By:Atty. Gregorio B. Austral, CPA
The laws we have, the future we face
The country has recently passed several important laws: Trabaho Para sa Bayan (RA 11962), Tatak Pinoy (RA 11981), the Enterprise-Based Education and Training (EBET) Framework Act (RA 12063), and the new tax incentive regime under RA 12066. Together, these laws outline a vision for a modern developmental state. Each one focuses on a key area, such as creating jobs, upgrading industries, training workers, or offering performance-based incentives. When considered as a whole, they provide a clear plan for economic transformation. However, when we look at them in light of the rapid changes brought by AI and the risk of job losses, we can see both their strengths and their shortcomings.
The Trabaho Para sa Bayan Act comes closest to providing a just transition for workers. It calls for a national employment master plan and tells the State to support ‘skilling, upskilling, and reskilling’ for all workers, including those in new types of jobs. The law also says priority sectors should be chosen based on new industries. However, it does not require the TPB Council to look at automation risks, nor does it make companies that use labor-saving technology take on any extra responsibilities. The law assumes that better planning and more training will be enough, but in an AI-driven economy, that idea is becoming less reliable.
Tatak Pinoy takes an even bigger step in shaping the country’s industrial future. It puts ideas like economic complexity, product space analysis, and human capital development into law. It is the first law in the Philippines to make the goal of producing more advanced products and services a national priority. However, it focuses on the big picture. It explains what the country should aim to produce, but does not address how to protect workers who lose their jobs to automation as the economy changes. While the law looks ahead in terms of developing human resources, it does not offer protection for those already affected by AI.
The EBET Framework Act is the most practical tool for helping workers adapt. It brings together apprenticeship, learnership, and enterprise-based training into one system based on skills. The law creates ways for workers to improve or learn new skills, and lets companies work with TESDA to design training programs. In theory, this is the government’s best way to prepare workers for jobs in an AI-heavy market. But participation is voluntary. Companies can choose to register EBET programs, but they do not have to. Workers can be trained, but there is no guarantee they will get access. The law also does not mention the most vulnerable groups, such as informal workers, platform workers, and those in micro-enterprises, who are least likely to benefit from this kind of training.
The new Title XIII IRR under RA 12066 gives financial support to industrial policy.
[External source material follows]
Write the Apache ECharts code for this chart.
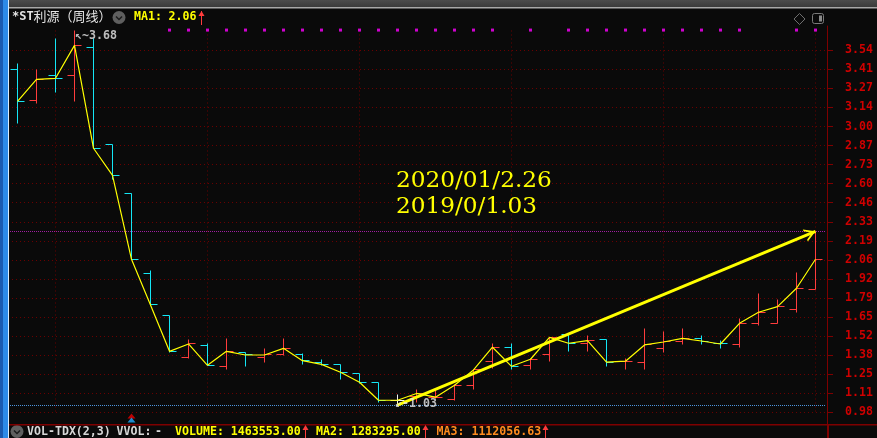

It offers rewards to companies that invest in training, research and development, local materials, and advanced production. However, these are incentives, not requirements. A company can automate and let workers go, but still receive tax breaks, extra deductions, and duty exemptions. The IRR does not require companies to have a transition plan, offer new roles to affected workers, or even promise to keep the same number of jobs. The law encourages modernization, but does not make responsible modernization a must.
Overall, these laws are important, but they are not enough. They give the government tools to guide the economy toward higher-value industries and offer more training for workers. However, they do not yet provide a full framework for a fair transition in the age of AI. The laws do not guarantee rights for workers who lose their jobs, require companies to retrain staff when they automate, or offer strong social protections to help people adjust to new technology. The structure is solid, but the support for people is weak. To face the challenges of AI-driven change, future reforms need to go beyond planning and incentives and provide real, enforceable, and humane guarantees.